━━ Data supplied
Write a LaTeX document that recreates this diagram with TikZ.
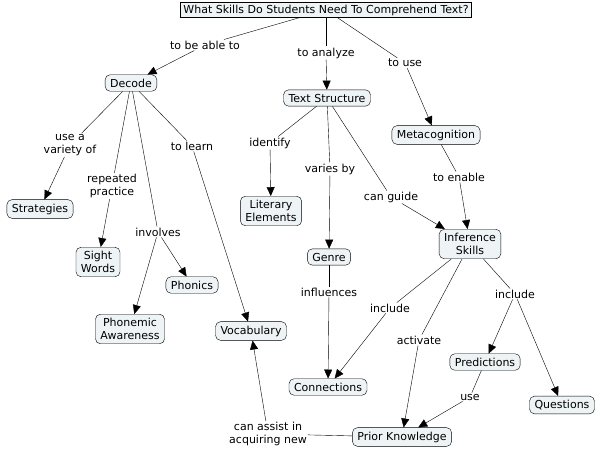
━━━━
━━ Data supplied
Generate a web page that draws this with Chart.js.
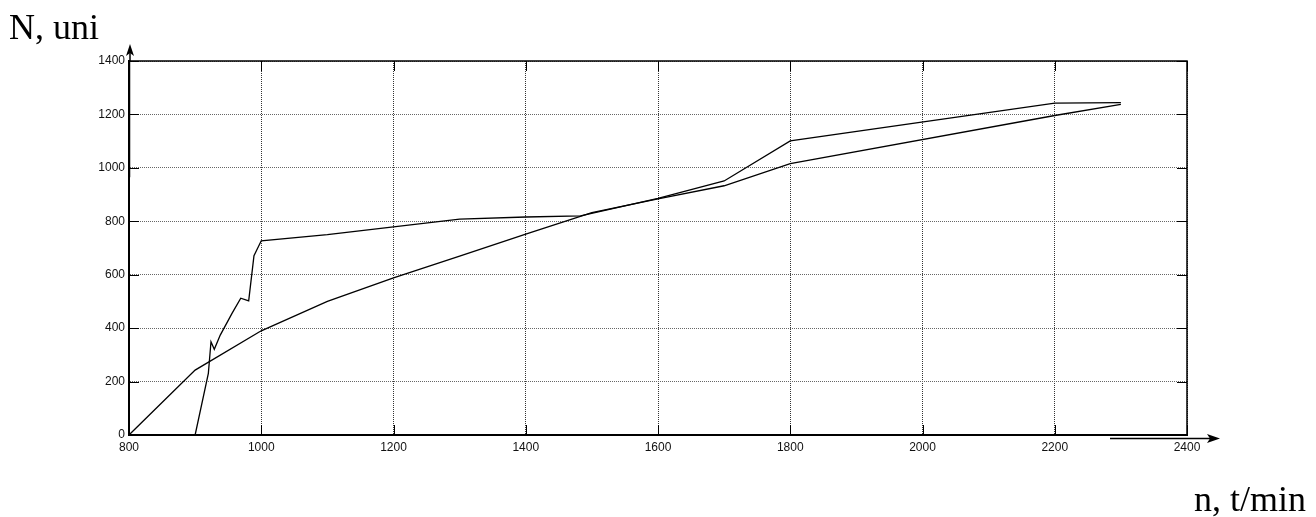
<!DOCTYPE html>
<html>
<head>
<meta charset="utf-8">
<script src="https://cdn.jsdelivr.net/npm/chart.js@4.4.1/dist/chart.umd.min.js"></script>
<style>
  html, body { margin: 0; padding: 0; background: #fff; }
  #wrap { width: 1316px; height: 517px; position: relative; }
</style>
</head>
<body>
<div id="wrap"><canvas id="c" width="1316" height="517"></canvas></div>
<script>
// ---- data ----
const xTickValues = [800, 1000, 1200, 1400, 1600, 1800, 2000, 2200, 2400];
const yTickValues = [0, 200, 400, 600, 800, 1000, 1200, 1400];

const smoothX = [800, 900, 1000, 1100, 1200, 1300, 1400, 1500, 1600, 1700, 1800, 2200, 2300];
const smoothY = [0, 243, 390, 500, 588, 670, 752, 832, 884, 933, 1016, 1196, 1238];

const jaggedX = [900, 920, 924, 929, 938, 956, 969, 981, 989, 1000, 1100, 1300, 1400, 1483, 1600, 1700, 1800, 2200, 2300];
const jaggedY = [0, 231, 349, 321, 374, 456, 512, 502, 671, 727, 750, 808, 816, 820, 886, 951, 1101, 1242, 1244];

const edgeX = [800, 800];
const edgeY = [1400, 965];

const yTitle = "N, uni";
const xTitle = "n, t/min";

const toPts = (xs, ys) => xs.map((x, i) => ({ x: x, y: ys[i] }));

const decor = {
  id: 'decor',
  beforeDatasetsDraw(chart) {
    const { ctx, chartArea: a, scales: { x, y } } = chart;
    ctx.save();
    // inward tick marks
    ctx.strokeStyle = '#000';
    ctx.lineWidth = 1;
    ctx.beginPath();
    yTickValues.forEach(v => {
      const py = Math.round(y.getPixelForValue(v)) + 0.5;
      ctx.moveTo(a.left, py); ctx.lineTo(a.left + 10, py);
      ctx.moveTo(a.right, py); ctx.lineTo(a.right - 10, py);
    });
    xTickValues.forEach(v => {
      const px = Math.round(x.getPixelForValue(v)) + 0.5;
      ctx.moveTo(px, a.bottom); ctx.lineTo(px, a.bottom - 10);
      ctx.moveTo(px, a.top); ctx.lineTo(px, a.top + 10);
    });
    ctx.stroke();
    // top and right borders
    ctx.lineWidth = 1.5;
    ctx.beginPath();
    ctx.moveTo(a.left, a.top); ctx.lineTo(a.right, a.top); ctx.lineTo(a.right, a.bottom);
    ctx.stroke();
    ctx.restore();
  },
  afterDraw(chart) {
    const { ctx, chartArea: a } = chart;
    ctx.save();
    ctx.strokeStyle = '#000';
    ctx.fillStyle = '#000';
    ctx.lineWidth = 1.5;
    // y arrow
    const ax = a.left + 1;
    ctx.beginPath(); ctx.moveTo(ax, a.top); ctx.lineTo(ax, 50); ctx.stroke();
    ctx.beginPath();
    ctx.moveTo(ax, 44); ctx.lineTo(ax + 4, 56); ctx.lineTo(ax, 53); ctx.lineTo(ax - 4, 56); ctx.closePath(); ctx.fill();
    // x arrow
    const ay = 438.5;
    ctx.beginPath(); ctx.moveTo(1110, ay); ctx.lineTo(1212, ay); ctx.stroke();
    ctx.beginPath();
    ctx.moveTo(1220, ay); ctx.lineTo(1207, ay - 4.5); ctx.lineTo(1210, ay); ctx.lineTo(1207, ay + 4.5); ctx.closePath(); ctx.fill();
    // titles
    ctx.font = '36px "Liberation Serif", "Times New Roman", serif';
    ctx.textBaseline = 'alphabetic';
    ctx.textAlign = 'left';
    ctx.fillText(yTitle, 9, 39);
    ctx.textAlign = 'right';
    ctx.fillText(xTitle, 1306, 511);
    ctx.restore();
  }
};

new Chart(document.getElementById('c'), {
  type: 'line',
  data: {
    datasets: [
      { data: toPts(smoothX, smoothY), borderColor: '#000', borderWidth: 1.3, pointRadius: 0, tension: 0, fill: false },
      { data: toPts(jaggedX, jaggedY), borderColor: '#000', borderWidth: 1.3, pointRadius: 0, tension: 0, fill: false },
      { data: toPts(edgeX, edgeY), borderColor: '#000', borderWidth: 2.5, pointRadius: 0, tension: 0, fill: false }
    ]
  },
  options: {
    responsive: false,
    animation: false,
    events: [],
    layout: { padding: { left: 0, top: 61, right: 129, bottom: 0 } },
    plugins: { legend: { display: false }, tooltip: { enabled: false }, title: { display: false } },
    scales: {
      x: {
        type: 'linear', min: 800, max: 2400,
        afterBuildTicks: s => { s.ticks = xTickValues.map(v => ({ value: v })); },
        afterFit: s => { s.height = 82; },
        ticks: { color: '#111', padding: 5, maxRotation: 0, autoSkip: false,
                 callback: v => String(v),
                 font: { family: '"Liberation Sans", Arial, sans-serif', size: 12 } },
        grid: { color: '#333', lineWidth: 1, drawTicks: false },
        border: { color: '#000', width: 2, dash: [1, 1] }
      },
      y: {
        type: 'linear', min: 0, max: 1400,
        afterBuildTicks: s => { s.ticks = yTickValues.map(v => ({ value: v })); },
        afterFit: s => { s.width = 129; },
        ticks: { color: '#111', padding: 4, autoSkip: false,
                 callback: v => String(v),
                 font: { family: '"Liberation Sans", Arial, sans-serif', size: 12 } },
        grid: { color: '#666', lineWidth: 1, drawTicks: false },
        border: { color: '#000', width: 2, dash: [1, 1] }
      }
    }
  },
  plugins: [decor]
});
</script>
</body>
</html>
━━━━
━━ Data supplied
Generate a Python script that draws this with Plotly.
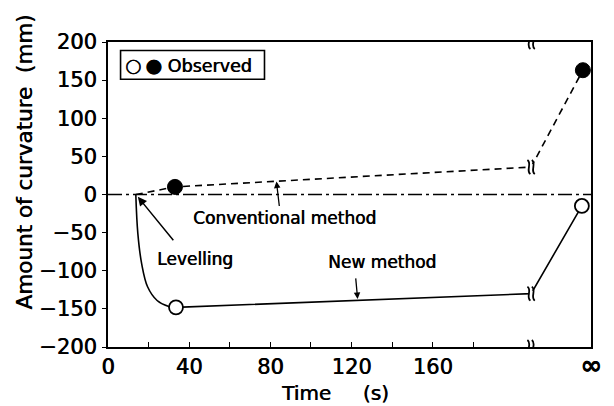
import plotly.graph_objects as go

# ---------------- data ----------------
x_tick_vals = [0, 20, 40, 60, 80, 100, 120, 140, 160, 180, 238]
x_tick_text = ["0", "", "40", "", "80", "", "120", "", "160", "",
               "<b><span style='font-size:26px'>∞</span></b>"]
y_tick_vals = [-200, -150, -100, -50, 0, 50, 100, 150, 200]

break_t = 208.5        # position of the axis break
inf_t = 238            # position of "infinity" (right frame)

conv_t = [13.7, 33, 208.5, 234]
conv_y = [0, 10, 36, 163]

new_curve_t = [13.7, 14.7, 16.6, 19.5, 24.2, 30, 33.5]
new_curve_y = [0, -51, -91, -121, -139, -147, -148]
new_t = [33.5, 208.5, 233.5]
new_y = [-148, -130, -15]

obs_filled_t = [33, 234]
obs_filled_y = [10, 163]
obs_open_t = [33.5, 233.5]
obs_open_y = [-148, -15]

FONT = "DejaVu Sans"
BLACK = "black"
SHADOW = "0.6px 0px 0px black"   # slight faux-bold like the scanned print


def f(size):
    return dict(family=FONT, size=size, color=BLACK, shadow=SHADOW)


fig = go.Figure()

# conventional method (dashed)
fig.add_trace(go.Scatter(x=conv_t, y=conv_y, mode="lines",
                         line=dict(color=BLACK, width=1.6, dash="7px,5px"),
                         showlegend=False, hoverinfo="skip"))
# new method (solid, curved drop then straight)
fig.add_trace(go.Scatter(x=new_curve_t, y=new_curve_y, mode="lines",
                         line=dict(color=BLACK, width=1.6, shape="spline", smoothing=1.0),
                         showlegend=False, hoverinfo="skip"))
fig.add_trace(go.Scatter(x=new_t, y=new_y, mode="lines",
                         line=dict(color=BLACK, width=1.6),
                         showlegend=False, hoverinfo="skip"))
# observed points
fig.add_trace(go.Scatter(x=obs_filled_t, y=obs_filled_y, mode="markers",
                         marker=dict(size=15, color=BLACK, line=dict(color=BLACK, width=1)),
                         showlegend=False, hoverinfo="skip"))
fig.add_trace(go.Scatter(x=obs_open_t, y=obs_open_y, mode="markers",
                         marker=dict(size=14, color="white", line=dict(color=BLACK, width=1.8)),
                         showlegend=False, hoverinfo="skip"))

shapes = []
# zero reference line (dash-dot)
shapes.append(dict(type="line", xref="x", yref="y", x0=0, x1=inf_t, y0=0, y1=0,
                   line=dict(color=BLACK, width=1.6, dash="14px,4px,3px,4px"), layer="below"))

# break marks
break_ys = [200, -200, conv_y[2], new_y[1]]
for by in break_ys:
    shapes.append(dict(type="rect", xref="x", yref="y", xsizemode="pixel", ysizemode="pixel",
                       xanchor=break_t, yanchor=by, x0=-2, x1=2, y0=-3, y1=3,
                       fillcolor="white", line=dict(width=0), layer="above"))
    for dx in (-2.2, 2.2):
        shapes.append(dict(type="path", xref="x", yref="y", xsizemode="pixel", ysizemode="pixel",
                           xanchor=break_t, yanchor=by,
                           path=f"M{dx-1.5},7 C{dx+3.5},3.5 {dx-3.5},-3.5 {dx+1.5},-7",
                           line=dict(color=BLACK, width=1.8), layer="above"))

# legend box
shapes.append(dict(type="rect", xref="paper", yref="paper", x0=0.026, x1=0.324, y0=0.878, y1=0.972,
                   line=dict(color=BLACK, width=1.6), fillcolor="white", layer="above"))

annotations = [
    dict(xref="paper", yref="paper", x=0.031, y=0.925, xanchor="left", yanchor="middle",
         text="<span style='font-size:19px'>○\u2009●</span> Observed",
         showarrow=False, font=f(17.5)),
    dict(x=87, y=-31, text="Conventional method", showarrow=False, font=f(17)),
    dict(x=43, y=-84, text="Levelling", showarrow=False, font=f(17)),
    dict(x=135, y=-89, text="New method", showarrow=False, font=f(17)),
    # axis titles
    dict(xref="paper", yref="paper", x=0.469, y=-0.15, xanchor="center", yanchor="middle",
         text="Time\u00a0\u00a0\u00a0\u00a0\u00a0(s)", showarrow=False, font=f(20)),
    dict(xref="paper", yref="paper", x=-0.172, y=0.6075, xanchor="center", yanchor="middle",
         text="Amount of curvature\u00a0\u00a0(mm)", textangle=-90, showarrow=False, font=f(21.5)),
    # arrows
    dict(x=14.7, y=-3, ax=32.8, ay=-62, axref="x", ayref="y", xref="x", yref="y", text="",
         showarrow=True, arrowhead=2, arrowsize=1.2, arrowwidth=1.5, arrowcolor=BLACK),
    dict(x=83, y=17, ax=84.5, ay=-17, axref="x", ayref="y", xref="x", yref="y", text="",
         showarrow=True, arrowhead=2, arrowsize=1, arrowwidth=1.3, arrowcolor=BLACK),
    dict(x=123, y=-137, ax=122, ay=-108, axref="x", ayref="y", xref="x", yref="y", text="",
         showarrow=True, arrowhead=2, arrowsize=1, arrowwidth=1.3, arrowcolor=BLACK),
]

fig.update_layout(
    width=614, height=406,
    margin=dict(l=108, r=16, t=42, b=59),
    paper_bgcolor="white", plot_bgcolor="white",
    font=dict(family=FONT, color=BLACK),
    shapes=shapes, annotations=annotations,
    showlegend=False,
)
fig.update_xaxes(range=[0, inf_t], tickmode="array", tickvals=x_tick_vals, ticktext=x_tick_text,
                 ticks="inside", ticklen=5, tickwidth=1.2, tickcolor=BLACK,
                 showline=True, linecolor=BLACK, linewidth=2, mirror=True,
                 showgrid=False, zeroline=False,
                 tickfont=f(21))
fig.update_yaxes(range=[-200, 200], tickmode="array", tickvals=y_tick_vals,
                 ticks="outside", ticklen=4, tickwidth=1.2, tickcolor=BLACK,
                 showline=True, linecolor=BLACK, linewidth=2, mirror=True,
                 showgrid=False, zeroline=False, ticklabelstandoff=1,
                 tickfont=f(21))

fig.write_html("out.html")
━━━━
= Challenge =
Only the lines from "Generate a web" through "const toPts = (xs, ys)" should appear in your output, copied exactly with both end lines, and with no pictures.

= Final answer =
Generate a web page that draws this with Chart.js.
<!DOCTYPE html>
<html>
<head>
<meta charset="utf-8">
<script src="https://cdn.jsdelivr.net/npm/chart.js@4.4.1/dist/chart.umd.min.js"></script>
<style>
  html, body { margin: 0; padding: 0; background: #fff; }
  #wrap { width: 1316px; height: 517px; position: relative; }
</style>
</head>
<body>
<div id="wrap"><canvas id="c" width="1316" height="517"></canvas></div>
<script>
// ---- data ----
const xTickValues = [800, 1000, 1200, 1400, 1600, 1800, 2000, 2200, 2400];
const yTickValues = [0, 200, 400, 600, 800, 1000, 1200, 1400];

const smoothX = [800, 900, 1000, 1100, 1200, 1300, 1400, 1500, 1600, 1700, 1800, 2200, 2300];
const smoothY = [0, 243, 390, 500, 588, 670, 752, 832, 884, 933, 1016, 1196, 1238];

const jaggedX = [900, 920, 924, 929, 938, 956, 969, 981, 989, 1000, 1100, 1300, 1400, 1483, 1600, 1700, 1800, 2200, 2300];
const jaggedY = [0, 231, 349, 321, 374, 456, 512, 502, 671, 727, 750, 808, 816, 820, 886, 951, 1101, 1242, 1244];

const edgeX = [800, 800];
const edgeY = [1400, 965];

const yTitle = "N, uni";
const xTitle = "n, t/min";

const toPts = (xs, ys) => xs.map((x, i) => ({ x: x, y: ys[i] }));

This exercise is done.